Hopeful thinking

Hope…just a little bit goes a long way. So if hope is so important why don’t we spend more time cultivating it in our daily lives and those of others? I think the answer is we just forget how important hope is. If you’ve ever looked into the eyes of someone who had truly lost hope it’s desolate and almost inhuman. As if all that is left is the outward shell. Of course, in a world full of suffering and full of humans doing inhuman things to one another, it’s no wonder there are so many hopeless people in the world.

Helping someone remember how to hope again or remembering ourselves can be one of the most rewarding and beautiful experiences. Here are some tips…

Count your blessings or name just one thing you’re thankful for.

Remind yourself you always have a CHOICE in your REACTION to others and the events in your life.

If you’re a therapist or other helping professional here are some ideas to help the children, families, and adults you work with remember how to hope.

Set small obtainable goals with them and celebrate the baby steps along the way!

Help them realize what they want from life.
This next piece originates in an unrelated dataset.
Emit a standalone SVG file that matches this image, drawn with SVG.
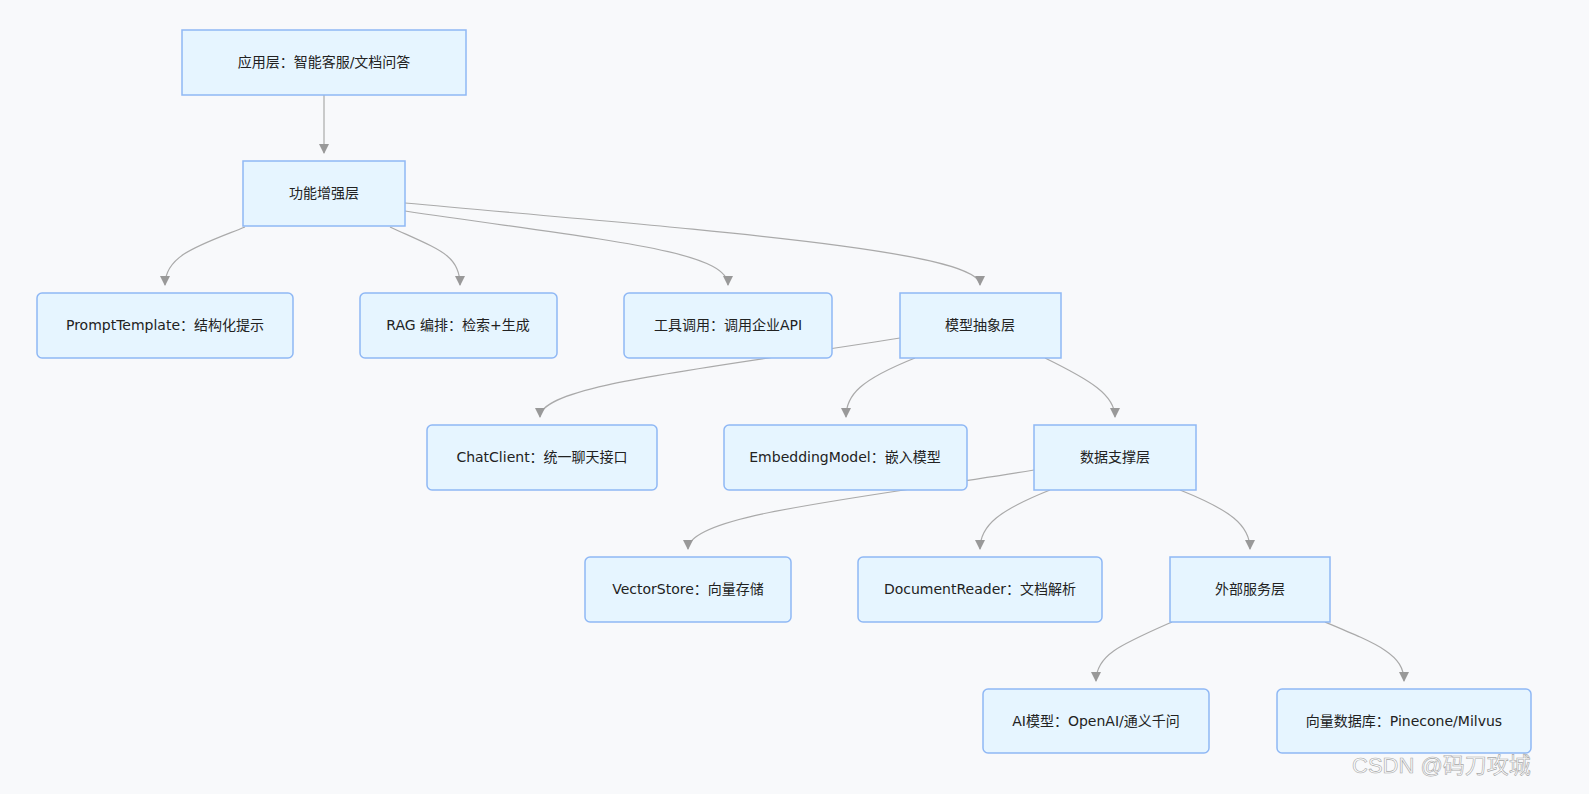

Try asking the miracle question. “Pretend a miracle happened while you were sleeping. What is the very first thing in the morning you notice when you wake up that tells you a miracle happened in the night?” Then work with them to set smaller goals to reach that. The miracle question can also help you discover if the individual is not getting their basic needs met or there is a daily violation of personal safety in his/her life, which is definitely where you need to start! This might be a child responding, “I would know a miracle happened because there would be food in the fridge.” Until those basic needs are met, we cannot help them meet higher level social, emotional, or behavioral goals.

Help him/her realize they have choices in life! Even choices in their opinion. With kids and teens try using a magic wand and asking the miracle question or asking them questions like, “What is one thing you would change about your life?” Or your family? Your mom? Dad? Etc. This can also help kids who have experienced trauma get out of the mindset of glorifying the perpetrator or all or nothing thinking, especially common when the perpetrator was also in charge of care for the child and controlled the child’s basic needs. Helping these children make choices again is crucial in treatment.

Helping people hope is crucial for life!

Let’s plant some seeds of hope and see what grows!